Problem statement » Repeat exactly the lines from the start through the line with "0.102, 0.102, 0.102];", both ends included.

###

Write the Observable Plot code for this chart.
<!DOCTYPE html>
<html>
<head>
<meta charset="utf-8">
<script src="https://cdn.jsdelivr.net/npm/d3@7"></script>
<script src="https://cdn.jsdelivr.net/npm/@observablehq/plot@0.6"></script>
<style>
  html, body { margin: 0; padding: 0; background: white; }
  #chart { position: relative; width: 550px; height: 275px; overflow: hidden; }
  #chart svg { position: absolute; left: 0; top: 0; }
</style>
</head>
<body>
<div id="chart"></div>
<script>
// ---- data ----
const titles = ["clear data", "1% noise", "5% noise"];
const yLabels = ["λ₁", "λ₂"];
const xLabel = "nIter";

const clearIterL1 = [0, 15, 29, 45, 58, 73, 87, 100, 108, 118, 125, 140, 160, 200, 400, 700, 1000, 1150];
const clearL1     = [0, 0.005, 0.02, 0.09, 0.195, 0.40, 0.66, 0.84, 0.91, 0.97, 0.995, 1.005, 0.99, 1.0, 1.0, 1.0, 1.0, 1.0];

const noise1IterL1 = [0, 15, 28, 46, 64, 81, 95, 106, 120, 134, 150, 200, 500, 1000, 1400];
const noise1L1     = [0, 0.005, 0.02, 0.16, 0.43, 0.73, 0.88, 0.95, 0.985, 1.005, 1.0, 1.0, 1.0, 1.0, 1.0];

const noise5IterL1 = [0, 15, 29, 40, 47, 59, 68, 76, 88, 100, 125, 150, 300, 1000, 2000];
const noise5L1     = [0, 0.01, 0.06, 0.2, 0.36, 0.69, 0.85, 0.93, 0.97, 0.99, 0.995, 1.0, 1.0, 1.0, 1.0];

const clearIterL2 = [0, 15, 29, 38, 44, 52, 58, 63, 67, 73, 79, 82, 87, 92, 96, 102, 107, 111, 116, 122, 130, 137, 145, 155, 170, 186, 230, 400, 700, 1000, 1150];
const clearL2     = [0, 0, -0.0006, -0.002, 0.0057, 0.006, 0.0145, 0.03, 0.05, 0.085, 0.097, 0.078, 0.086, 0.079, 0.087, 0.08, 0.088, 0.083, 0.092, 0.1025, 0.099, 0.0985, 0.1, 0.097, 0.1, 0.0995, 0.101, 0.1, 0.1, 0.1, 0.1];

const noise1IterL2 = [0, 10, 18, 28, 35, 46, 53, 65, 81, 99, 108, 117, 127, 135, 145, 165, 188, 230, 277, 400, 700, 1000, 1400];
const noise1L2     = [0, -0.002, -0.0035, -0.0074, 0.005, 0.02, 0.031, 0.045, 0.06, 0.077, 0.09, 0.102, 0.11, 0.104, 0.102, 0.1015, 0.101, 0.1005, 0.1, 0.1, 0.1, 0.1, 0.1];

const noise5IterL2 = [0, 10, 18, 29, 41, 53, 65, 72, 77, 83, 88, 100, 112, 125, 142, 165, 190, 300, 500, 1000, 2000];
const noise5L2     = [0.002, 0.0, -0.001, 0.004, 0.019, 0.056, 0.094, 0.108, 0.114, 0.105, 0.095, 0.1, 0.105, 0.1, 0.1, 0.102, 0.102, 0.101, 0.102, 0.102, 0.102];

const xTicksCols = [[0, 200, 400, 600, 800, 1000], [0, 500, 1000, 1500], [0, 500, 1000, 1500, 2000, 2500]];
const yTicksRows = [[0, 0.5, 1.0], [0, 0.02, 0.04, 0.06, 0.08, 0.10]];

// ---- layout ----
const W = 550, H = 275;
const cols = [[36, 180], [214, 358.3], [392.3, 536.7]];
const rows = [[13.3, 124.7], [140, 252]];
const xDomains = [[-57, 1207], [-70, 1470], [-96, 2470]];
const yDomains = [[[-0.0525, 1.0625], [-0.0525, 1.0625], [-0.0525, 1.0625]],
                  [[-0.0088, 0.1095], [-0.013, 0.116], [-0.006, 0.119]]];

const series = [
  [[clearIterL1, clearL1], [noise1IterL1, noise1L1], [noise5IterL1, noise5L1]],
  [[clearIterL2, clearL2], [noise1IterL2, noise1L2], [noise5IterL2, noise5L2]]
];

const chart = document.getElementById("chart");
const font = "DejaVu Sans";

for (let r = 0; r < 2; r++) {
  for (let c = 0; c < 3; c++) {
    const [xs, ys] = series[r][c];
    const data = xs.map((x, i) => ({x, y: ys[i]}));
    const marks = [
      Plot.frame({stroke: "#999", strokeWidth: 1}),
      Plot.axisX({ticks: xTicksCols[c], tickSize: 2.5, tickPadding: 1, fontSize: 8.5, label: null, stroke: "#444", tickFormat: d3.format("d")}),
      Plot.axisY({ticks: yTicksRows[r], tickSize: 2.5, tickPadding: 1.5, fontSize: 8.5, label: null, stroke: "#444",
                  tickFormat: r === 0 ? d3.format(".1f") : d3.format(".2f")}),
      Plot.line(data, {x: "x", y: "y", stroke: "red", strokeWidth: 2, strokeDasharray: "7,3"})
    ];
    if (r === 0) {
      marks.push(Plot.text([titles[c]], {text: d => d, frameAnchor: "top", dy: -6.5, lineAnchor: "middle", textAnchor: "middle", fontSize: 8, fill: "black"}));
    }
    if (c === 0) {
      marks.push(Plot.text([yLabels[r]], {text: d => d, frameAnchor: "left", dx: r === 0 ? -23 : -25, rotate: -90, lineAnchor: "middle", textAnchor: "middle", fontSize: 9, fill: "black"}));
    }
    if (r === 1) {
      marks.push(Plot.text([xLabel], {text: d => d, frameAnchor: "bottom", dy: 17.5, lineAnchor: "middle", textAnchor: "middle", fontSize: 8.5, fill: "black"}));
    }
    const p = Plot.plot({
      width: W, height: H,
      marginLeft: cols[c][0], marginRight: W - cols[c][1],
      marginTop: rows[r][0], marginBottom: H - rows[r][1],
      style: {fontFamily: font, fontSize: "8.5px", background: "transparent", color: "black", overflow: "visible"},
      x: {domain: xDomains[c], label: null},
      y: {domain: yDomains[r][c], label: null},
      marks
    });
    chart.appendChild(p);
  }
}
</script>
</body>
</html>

###

Problem solution »
Write the Observable Plot code for this chart.
<!DOCTYPE html>
<html>
<head>
<meta charset="utf-8">
<script src="https://cdn.jsdelivr.net/npm/d3@7"></script>
<script src="https://cdn.jsdelivr.net/npm/@observablehq/plot@0.6"></script>
<style>
  html, body { margin: 0; padding: 0; background: white; }
  #chart { position: relative; width: 550px; height: 275px; overflow: hidden; }
  #chart svg { position: absolute; left: 0; top: 0; }
</style>
</head>
<body>
<div id="chart"></div>
<script>
// ---- data ----
const titles = ["clear data", "1% noise", "5% noise"];
const yLabels = ["λ₁", "λ₂"];
const xLabel = "nIter";

const clearIterL1 = [0, 15, 29, 45, 58, 73, 87, 100, 108, 118, 125, 140, 160, 200, 400, 700, 1000, 1150];
const clearL1     = [0, 0.005, 0.02, 0.09, 0.195, 0.40, 0.66, 0.84, 0.91, 0.97, 0.995, 1.005, 0.99, 1.0, 1.0, 1.0, 1.0, 1.0];

const noise1IterL1 = [0, 15, 28, 46, 64, 81, 95, 106, 120, 134, 150, 200, 500, 1000, 1400];
const noise1L1     = [0, 0.005, 0.02, 0.16, 0.43, 0.73, 0.88, 0.95, 0.985, 1.005, 1.0, 1.0, 1.0, 1.0, 1.0];

const noise5IterL1 = [0, 15, 29, 40, 47, 59, 68, 76, 88, 100, 125, 150, 300, 1000, 2000];
const noise5L1     = [0, 0.01, 0.06, 0.2, 0.36, 0.69, 0.85, 0.93, 0.97, 0.99, 0.995, 1.0, 1.0, 1.0, 1.0];

const clearIterL2 = [0, 15, 29, 38, 44, 52, 58, 63, 67, 73, 79, 82, 87, 92, 96, 102, 107, 111, 116, 122, 130, 137, 145, 155, 170, 186, 230, 400, 700, 1000, 1150];
const clearL2     = [0, 0, -0.0006, -0.002, 0.0057, 0.006, 0.0145, 0.03, 0.05, 0.085, 0.097, 0.078, 0.086, 0.079, 0.087, 0.08, 0.088, 0.083, 0.092, 0.1025, 0.099, 0.0985, 0.1, 0.097, 0.1, 0.0995, 0.101, 0.1, 0.1, 0.1, 0.1];

const noise1IterL2 = [0, 10, 18, 28, 35, 46, 53, 65, 81, 99, 108, 117, 127, 135, 145, 165, 188, 230, 277, 400, 700, 1000, 1400];
const noise1L2     = [0, -0.002, -0.0035, -0.0074, 0.005, 0.02, 0.031, 0.045, 0.06, 0.077, 0.09, 0.102, 0.11, 0.104, 0.102, 0.1015, 0.101, 0.1005, 0.1, 0.1, 0.1, 0.1, 0.1];

const noise5IterL2 = [0, 10, 18, 29, 41, 53, 65, 72, 77, 83, 88, 100, 112, 125, 142, 165, 190, 300, 500, 1000, 2000];
const noise5L2     = [0.002, 0.0, -0.001, 0.004, 0.019, 0.056, 0.094, 0.108, 0.114, 0.105, 0.095, 0.1, 0.105, 0.1, 0.1, 0.102, 0.102, 0.101, 0.102, 0.102, 0.102];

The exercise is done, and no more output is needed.